Required task >>
Shown below is a listing with pictures; reproduce exactly, and only, the lines between the ones containing "Rebuild this chart" and "import plotly.graph_objects as go", inclusive, leaving the pictures out.

_____

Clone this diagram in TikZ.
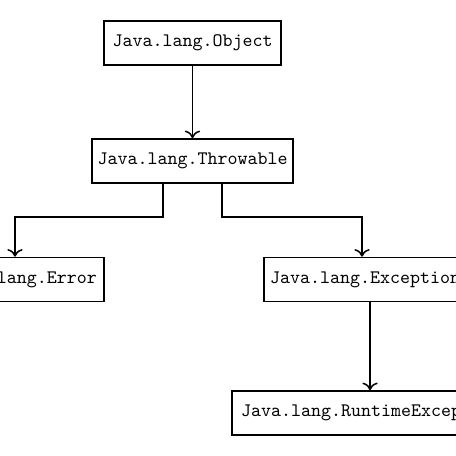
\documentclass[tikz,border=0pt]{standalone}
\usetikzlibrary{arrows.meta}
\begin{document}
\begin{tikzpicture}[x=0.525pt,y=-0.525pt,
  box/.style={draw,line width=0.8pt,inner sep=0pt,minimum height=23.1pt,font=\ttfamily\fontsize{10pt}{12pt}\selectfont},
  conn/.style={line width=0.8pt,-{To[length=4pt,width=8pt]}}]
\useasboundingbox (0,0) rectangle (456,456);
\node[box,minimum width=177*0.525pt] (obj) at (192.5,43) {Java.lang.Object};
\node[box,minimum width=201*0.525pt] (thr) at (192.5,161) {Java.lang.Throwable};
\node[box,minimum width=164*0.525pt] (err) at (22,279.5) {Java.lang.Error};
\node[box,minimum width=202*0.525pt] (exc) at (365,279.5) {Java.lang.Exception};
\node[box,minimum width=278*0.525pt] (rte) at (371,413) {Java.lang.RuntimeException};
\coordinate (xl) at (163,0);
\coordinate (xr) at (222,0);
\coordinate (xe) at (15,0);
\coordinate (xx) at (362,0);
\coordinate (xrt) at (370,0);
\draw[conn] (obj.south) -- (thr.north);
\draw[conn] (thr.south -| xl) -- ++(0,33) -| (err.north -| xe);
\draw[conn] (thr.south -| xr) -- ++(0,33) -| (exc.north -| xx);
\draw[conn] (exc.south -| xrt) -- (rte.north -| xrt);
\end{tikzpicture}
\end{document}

_____

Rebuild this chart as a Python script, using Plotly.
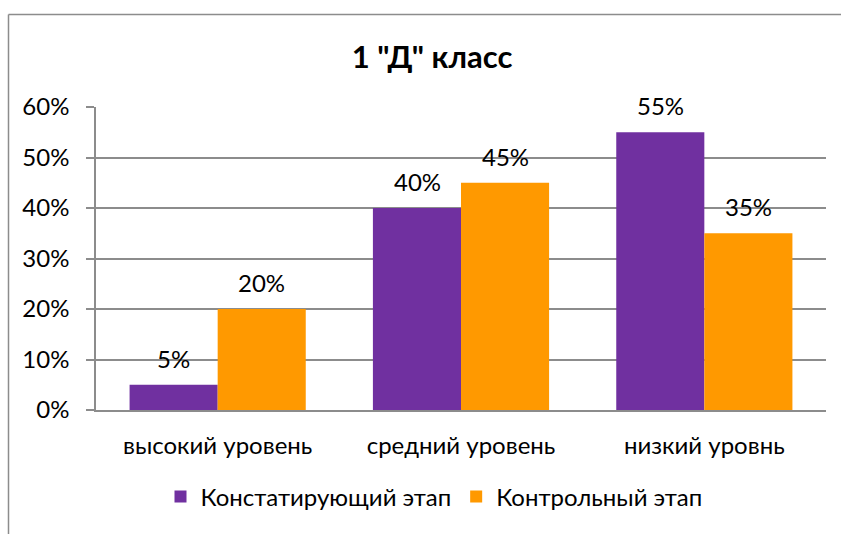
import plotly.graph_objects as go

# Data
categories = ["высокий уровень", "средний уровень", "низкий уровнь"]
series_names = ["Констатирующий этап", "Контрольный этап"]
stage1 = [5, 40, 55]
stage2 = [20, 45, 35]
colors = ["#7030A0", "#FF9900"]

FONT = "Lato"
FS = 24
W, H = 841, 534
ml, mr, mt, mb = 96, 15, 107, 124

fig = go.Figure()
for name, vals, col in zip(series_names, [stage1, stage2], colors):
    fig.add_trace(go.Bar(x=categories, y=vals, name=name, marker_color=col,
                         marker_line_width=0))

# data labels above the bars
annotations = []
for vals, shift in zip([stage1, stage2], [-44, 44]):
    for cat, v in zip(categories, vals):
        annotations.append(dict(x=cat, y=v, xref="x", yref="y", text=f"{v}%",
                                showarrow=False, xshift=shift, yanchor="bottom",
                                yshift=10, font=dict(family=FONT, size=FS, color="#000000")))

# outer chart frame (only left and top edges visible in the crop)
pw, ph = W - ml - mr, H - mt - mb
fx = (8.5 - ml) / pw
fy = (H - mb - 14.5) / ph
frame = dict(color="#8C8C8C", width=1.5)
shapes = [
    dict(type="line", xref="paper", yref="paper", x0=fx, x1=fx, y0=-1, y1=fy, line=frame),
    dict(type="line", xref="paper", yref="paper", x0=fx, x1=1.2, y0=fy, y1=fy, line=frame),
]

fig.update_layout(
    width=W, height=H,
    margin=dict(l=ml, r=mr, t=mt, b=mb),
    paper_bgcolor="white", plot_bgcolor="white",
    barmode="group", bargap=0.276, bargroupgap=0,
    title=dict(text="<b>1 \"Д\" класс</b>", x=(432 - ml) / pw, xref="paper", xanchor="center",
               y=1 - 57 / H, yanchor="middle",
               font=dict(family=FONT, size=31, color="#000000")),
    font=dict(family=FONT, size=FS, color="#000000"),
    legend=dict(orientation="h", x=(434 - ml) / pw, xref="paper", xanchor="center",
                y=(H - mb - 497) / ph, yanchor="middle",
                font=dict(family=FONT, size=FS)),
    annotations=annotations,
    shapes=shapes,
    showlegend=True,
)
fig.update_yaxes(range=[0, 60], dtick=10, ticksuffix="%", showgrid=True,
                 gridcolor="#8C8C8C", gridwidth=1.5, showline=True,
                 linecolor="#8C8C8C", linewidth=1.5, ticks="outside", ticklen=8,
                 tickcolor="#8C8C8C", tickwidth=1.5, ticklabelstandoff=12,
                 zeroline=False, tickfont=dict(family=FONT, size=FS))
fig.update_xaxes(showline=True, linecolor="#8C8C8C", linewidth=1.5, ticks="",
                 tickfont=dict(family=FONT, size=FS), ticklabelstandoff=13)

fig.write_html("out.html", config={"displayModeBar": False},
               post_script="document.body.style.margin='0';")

_____

Exercise response >>
Rebuild this chart as a Python script, using Plotly.
import plotly.graph_objects as go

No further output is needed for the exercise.